Filter the lines below, copying only those with the string "matplotlib".

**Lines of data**

((

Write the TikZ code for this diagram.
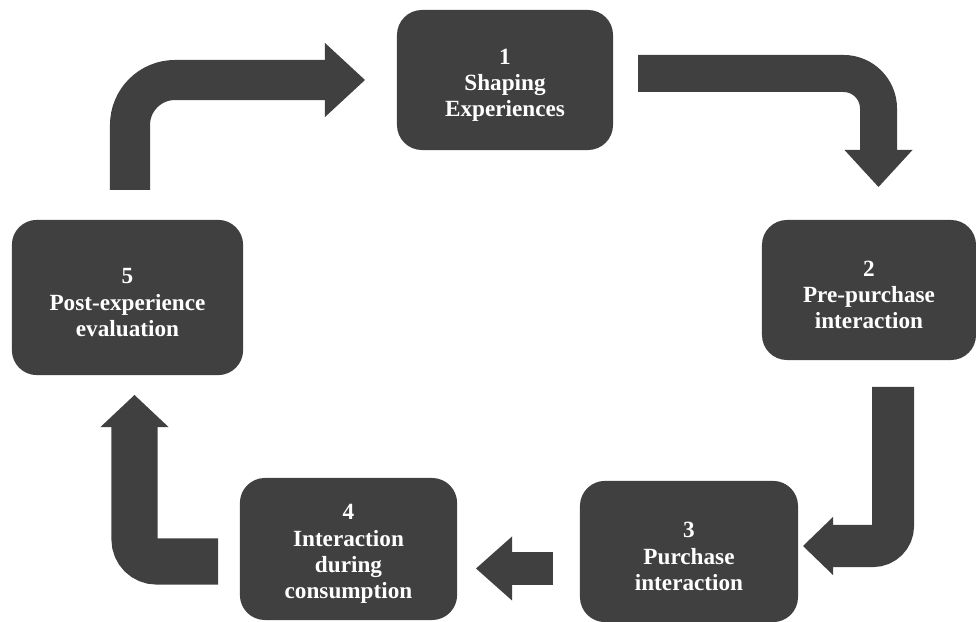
\documentclass[tikz,border=0pt]{standalone}
\usepackage{fontspec}
\setmainfont{Liberation Serif}
\usetikzlibrary{arrows.meta,positioning}
\definecolor{stagegray}{HTML}{404040}
\newcommand{\topgap}{\rule{0pt}{18pt}}

\tikzset{
  stage/.style={fill=stagegray,text=white,rounded corners=0.625cm,
    align=center,font=\fontsize{16.5}{18.6}\selectfont\bfseries,
    inner sep=0pt},
  flow/.style={draw=stagegray,line cap=butt},
}

\begin{document}
\begin{tikzpicture}[x=0.025cm,y=-0.025cm]
    \useasboundingbox (0,0) rectangle (976,622);

    % stages of the experience cycle
    \node[stage,minimum width=5.4cm,minimum height=3.5cm] (s1) at (505,80)
      {\topgap 1\\Shaping\\Experiences};
    \node[stage,minimum width=5.35cm,minimum height=3.5cm] (s2) at (869,290)
      {\topgap 2\\Pre-purchase\\interaction};
    \node[stage,minimum width=5.45cm,minimum height=3.53cm] (s3) at (689,551.5)
      {\topgap 3\\Purchase\\interaction};
    \node[stage,minimum width=5.43cm,minimum height=3.55cm] (s4) at (348.5,549)
      {\topgap 4\\Interaction\\during\\consumption};
    \node[stage,minimum width=5.78cm,minimum height=3.88cm] (s5) at (127.5,297.5)
      {\topgap 5\\Post-experience\\evaluation};

    % arrow ends
    \coordinate (f1a) at (130,190);   \coordinate (f1b) at (365,80);
    \coordinate (f2a) at (638,73.5);  \coordinate (f2b) at (878.5,187);
    \coordinate (f3a) at (893,387);   \coordinate (f3b) at (803,546);
    \coordinate (f4a) at (553,568.5); \coordinate (f4b) at (476,568.5);
    \coordinate (f5a) at (218,561.5); \coordinate (f5b) at (134.5,395);

    \draw[flow,line width=1cm,rounded corners=1.125cm,
      -{Triangle[length=1cm,width=1.85cm,line width=0pt]}] (f1a) |- (f1b);
    \draw[flow,line width=0.925cm,rounded corners=0.875cm,
      -{Triangle[length=0.925cm,width=1.7cm,line width=0pt]}] (f2a) -| (f2b);
    \draw[flow,line width=1.05cm,rounded corners=0.5cm,
      -{Triangle[length=0.75cm,width=1.45cm,line width=0pt]}] (f3a) |- (f3b);
    \draw[flow,line width=0.825cm,
      -{Triangle[length=0.9cm,width=1.6cm,line width=0pt]}] (f4a) -- (f4b);
    \draw[flow,line width=1.15cm,rounded corners=0.55cm,
      -{Triangle[length=0.8cm,width=1.7cm,line width=0pt]}] (f5a) -| (f5b);
\end{tikzpicture}
\end{document}
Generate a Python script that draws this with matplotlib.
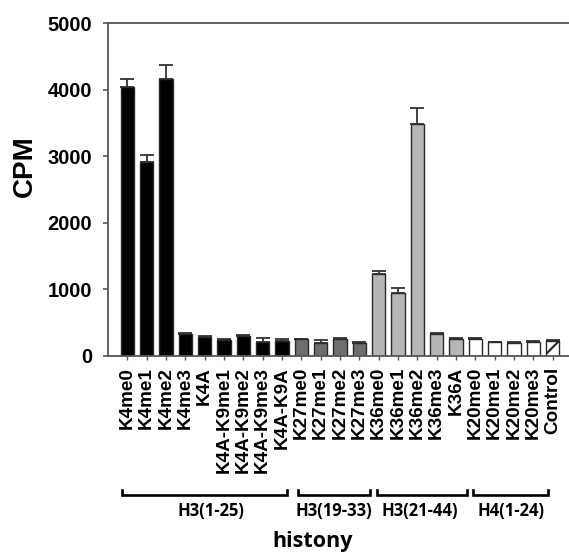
import matplotlib
matplotlib.use("Agg")
import matplotlib.pyplot as plt
from matplotlib.transforms import blended_transform_factory

# ---- data ----
categories = ["K4me0", "K4me1", "K4me2", "K4me3", "K4A", "K4A-K9me1", "K4A-K9me2",
              "K4A-K9me3", "K4A-K9A", "K27me0", "K27me1", "K27me2", "K27me3",
              "K36me0", "K36me1", "K36me2", "K36me3", "K36A",
              "K20me0", "K20me1", "K20me2", "K20me3", "Control"]
cpm = [4040, 2905, 4158, 331, 286, 240, 296, 205, 215, 245, 195, 250, 190,
       1227, 942, 3487, 326, 250, 255, 200, 195, 210, 225]
cpm_err = [122, 110, 216, 12, 12, 10, 22, 55, 30, 12, 35, 12, 20,
           50, 70, 230, 10, 10, 10, 8, 8, 8, 10]
group_names = ["H3(1-25)", "H3(19-33)", "H3(21-44)", "H4(1-24)"]
group_first = [0, 9, 13, 18]
group_last = [8, 12, 17, 21]
y_ticks = [0, 1000, 2000, 3000, 4000, 5000]
y_label = "CPM"
x_label = "histony"

# ---- style ----
group_colors = ["#000000", "#6e6e6e", "#b6b6b6", "#ffffff"]
control_color = "#ffffff"
bracket_span = [(-0.29, 8.28), (8.81, 12.55), (12.9, 17.56), (17.87, 21.78)]
label_offset = [0.35, 0.0, -0.1, 0.0]

plt.rcParams["hatch.linewidth"] = 1.6
fig = plt.figure(figsize=(5.69, 5.56), dpi=100)
ax = fig.add_axes([0.1898, 0.3603, 0.8102, 0.5983])

colors = []
for gi in range(len(group_names)):
    colors += [group_colors[gi]] * (group_last[gi] - group_first[gi] + 1)
colors += [control_color]

x = list(range(len(categories)))
bars = ax.bar(x, cpm, width=0.69, color=colors, edgecolor="#2a2a2a", linewidth=1.0, zorder=2)
bars[-1].set_hatch("/")
ax.errorbar(x, cpm, yerr=[[0] * len(cpm), cpm_err], fmt="none", ecolor="#333333",
            elinewidth=1.3, capsize=5, capthick=1.3, zorder=1)

ax.set_ylim(0, 5000)
ax.set_xlim(-1.0, 22.85)
ax.set_yticks(y_ticks)
ax.set_xticks(x)
ax.set_xticklabels(categories, rotation=90, fontfamily="Liberation Sans",
                   fontweight="bold", fontsize=13.6)
for lab in ax.get_yticklabels():
    lab.set_fontfamily("Liberation Sans")
    lab.set_fontweight("bold")
    lab.set_fontsize(14.5)
ax.tick_params(axis="y", direction="out", length=3.6, width=1.2, color="#555555", pad=8)
ax.tick_params(axis="x", direction="out", length=3.0, width=1.0, color="#555555", pad=5)
for s in ["left", "bottom", "top"]:
    ax.spines[s].set_color("#555555")
    ax.spines[s].set_linewidth(1.3)
ax.spines["right"].set_visible(False)

fig.text(0.043, 1 - 166 / 556, y_label, rotation=90, ha="center", va="center",
         fontfamily="Liberation Sans", fontweight="bold", fontsize=20)

tr = blended_transform_factory(ax.transData, fig.transFigure)
yb = 1 - 495 / 556
yt = 1 - 490 / 556
for name, (a, b), off in zip(group_names, bracket_span, label_offset):
    ax.plot([a, a, b, b], [yt, yb, yb, yt], transform=tr, color="black", lw=1.9,
            clip_on=False, solid_joinstyle="miter")
    ax.text((a + b) / 2 + off, 1 - 511 / 556, name, transform=tr, ha="center", va="center",
            fontfamily="Open Sans", fontweight="bold", fontsize=12)

fig.text(312.5 / 569, 1 - 542 / 556, x_label, ha="center", va="center",
         fontfamily="Open Sans", fontweight="bold", fontsize=15.5)

fig.savefig("out.png", dpi=100)
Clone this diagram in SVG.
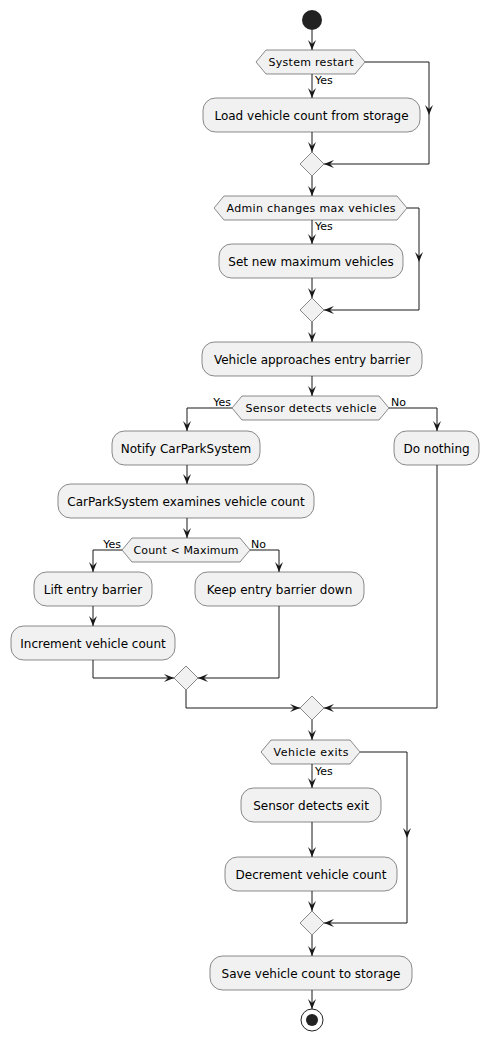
<svg xmlns="http://www.w3.org/2000/svg" width="489" height="1041" viewBox="0 0 489 1041">
<defs>
<style>
.box{fill:#F1F1F1;stroke:#181818;stroke-width:0.5}
.hex{fill:#F1F1F1;stroke:#181818;stroke-width:0.5}
.dia{fill:#F1F1F1;stroke:#181818;stroke-width:0.5}
.t{font-family:"DejaVu Sans","Liberation Sans",sans-serif;font-size:12px;fill:#000;text-anchor:middle}
.ht{font-family:"DejaVu Sans","Liberation Sans",sans-serif;font-size:11px;fill:#000;text-anchor:middle}
.lb{font-family:"DejaVu Sans","Liberation Sans",sans-serif;font-size:11px;fill:#000}
.c{fill:none;stroke:#181818;stroke-width:1;marker-end:url(#ah)}
</style>
<marker id="ah" viewBox="0 0 10 10" refX="10" refY="5" markerWidth="10" markerHeight="10" markerUnits="userSpaceOnUse" orient="auto">
<path d="M0,1 L10,5 L0,9 L4,5 z" fill="#181818"/>
</marker>
</defs>
<rect width="489" height="1041" fill="#FFFFFF"/>

<g id="connectors">
<path class="c" d="M312,30 L312,50"/>
<path class="c" d="M312,74 L312,98"/>
<path class="c" d="M312,132 L312,152"/>
<path class="c" d="M365,62 L429,62 L429,115"/>
<path class="c" d="M429,115 L429,164 L324,164"/>
<path class="c" d="M312,176 L312,196"/>
<path class="c" d="M312,220 L312,244"/>
<path class="c" d="M312,278 L312,298"/>
<path class="c" d="M407,208 L419,208 L419,262"/>
<path class="c" d="M419,262 L419,310 L324,310"/>
<path class="c" d="M312,322 L312,342"/>
<path class="c" d="M312,376 L312,396"/>
<path class="c" d="M232,408 L187,408 L187,431"/>
<path class="c" d="M389,408 L437,408 L437,431"/>
<path class="c" d="M187,465 L187,484"/>
<path class="c" d="M187,518 L187,538"/>
<path class="c" d="M122,550 L93,550 L93,572"/>
<path class="c" d="M250,550 L279,550 L279,572"/>
<path class="c" d="M93,606 L93,626"/>
<path class="c" d="M93,660 L93,678 L174,678"/>
<path class="c" d="M279,606 L279,678 L198,678"/>
<path class="c" d="M186,690 L186,708 L300,708"/>
<path class="c" d="M437,465 L437,708 L324,708"/>
<path class="c" d="M312,720 L312,740"/>
<path class="c" d="M312,764 L312,788"/>
<path class="c" d="M312,822 L312,857"/>
<path class="c" d="M312,891 L312,911"/>
<path class="c" d="M360,752 L407,752 L407,838"/>
<path class="c" d="M407,838 L407,923 L324,923"/>
<path class="c" d="M312,935 L312,956"/>
<path class="c" d="M312,990 L312,1009"/>
<text class="lb" x="315" y="84">Yes</text>
<text class="lb" x="315" y="230">Yes</text>
<text class="lb" x="231" y="406" text-anchor="end">Yes</text>
<text class="lb" x="391" y="406">No</text>
<text class="lb" x="121" y="548" text-anchor="end">Yes</text>
<text class="lb" x="251" y="548">No</text>
<text class="lb" x="315" y="775">Yes</text>
</g>

<g id="start"><circle cx="312" cy="20" r="10" fill="#222222"/></g>

<g id="d_restart">
<polygon class="hex" points="256,62 266,50 355,50 365,62 355,74 266,74"/>
<text class="ht" x="311" y="66" textLength="85">System restart</text>
</g>
<g id="load">
<rect class="box" x="203" y="98" width="217" height="34" rx="12.5"/>
<text class="t" x="311.5" y="119.5">Load vehicle count from storage</text>
</g>
<g id="m1"><polygon class="dia" points="312,152 324,164 312,176 300,164"/></g>

<g id="d_admin">
<polygon class="hex" points="214,208 224,196 397,196 407,208 397,220 224,220"/>
<text class="ht" x="311" y="212" textLength="169">Admin changes max vehicles</text>
</g>
<g id="setmax">
<rect class="box" x="219" y="244" width="184" height="34" rx="12.5"/>
<text class="t" x="311" y="265.5">Set new maximum vehicles</text>
</g>
<g id="m2"><polygon class="dia" points="312,298 324,310 312,322 300,310"/></g>

<g id="approach">
<rect class="box" x="202" y="342" width="220" height="34" rx="12.5"/>
<text class="t" x="312" y="363.5">Vehicle approaches entry barrier</text>
</g>

<g id="d_sensor">
<polygon class="hex" points="232,408 242,396 379,396 389,408 379,420 242,420"/>
<text class="ht" x="311" y="412" textLength="131">Sensor detects vehicle</text>
</g>
<g id="notify">
<rect class="box" x="112" y="431" width="148" height="34" rx="12.5"/>
<text class="t" x="186" y="452.5">Notify CarParkSystem</text>
</g>
<g id="nothing">
<rect class="box" x="394" y="431" width="85" height="34" rx="12.5"/>
<text class="t" x="436.5" y="452.5">Do nothing</text>
</g>
<g id="examine">
<rect class="box" x="58" y="484" width="256" height="34" rx="12.5"/>
<text class="t" x="186" y="505.5">CarParkSystem examines vehicle count</text>
</g>

<g id="d_count">
<polygon class="hex" points="122,550 132,538 240,538 250,550 240,562 132,562"/>
<text class="ht" x="186" y="554" textLength="105">Count &lt; Maximum</text>
</g>
<g id="lift">
<rect class="box" x="34" y="572" width="118" height="34" rx="12.5"/>
<text class="t" x="93" y="593.5">Lift entry barrier</text>
</g>
<g id="keep">
<rect class="box" x="195" y="572" width="169" height="34" rx="12.5"/>
<text class="t" x="279.5" y="593.5">Keep entry barrier down</text>
</g>
<g id="increment">
<rect class="box" x="11" y="626" width="164" height="34" rx="12.5"/>
<text class="t" x="93" y="647.5">Increment vehicle count</text>
</g>
<g id="m3"><polygon class="dia" points="186,666 198,678 186,690 174,678"/></g>
<g id="m4"><polygon class="dia" points="312,696 324,708 312,720 300,708"/></g>

<g id="d_exit">
<polygon class="hex" points="261,752 271,740 350,740 360,752 350,764 271,764"/>
<text class="ht" x="311" y="756" textLength="75">Vehicle exits</text>
</g>
<g id="sensorexit">
<rect class="box" x="241" y="788" width="140" height="34" rx="12.5"/>
<text class="t" x="311" y="809.5">Sensor detects exit</text>
</g>
<g id="decrement">
<rect class="box" x="225" y="857" width="172" height="34" rx="12.5"/>
<text class="t" x="311" y="878.5">Decrement vehicle count</text>
</g>
<g id="m5"><polygon class="dia" points="312,911 324,923 312,935 300,923"/></g>
<g id="save">
<rect class="box" x="210" y="956" width="202" height="34" rx="12.5"/>
<text class="t" x="311" y="977.5">Save vehicle count to storage</text>
</g>
<g id="end">
<circle cx="312" cy="1020" r="11" fill="none" stroke="#222222" stroke-width="1"/>
<circle cx="312" cy="1020" r="6" fill="#222222"/>
</g>
</svg>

))

**Task response**
Generate a Python script that draws this with matplotlib.
import matplotlib
matplotlib.use("Agg")
import matplotlib.pyplot as plt
from matplotlib.transforms import blended_transform_factory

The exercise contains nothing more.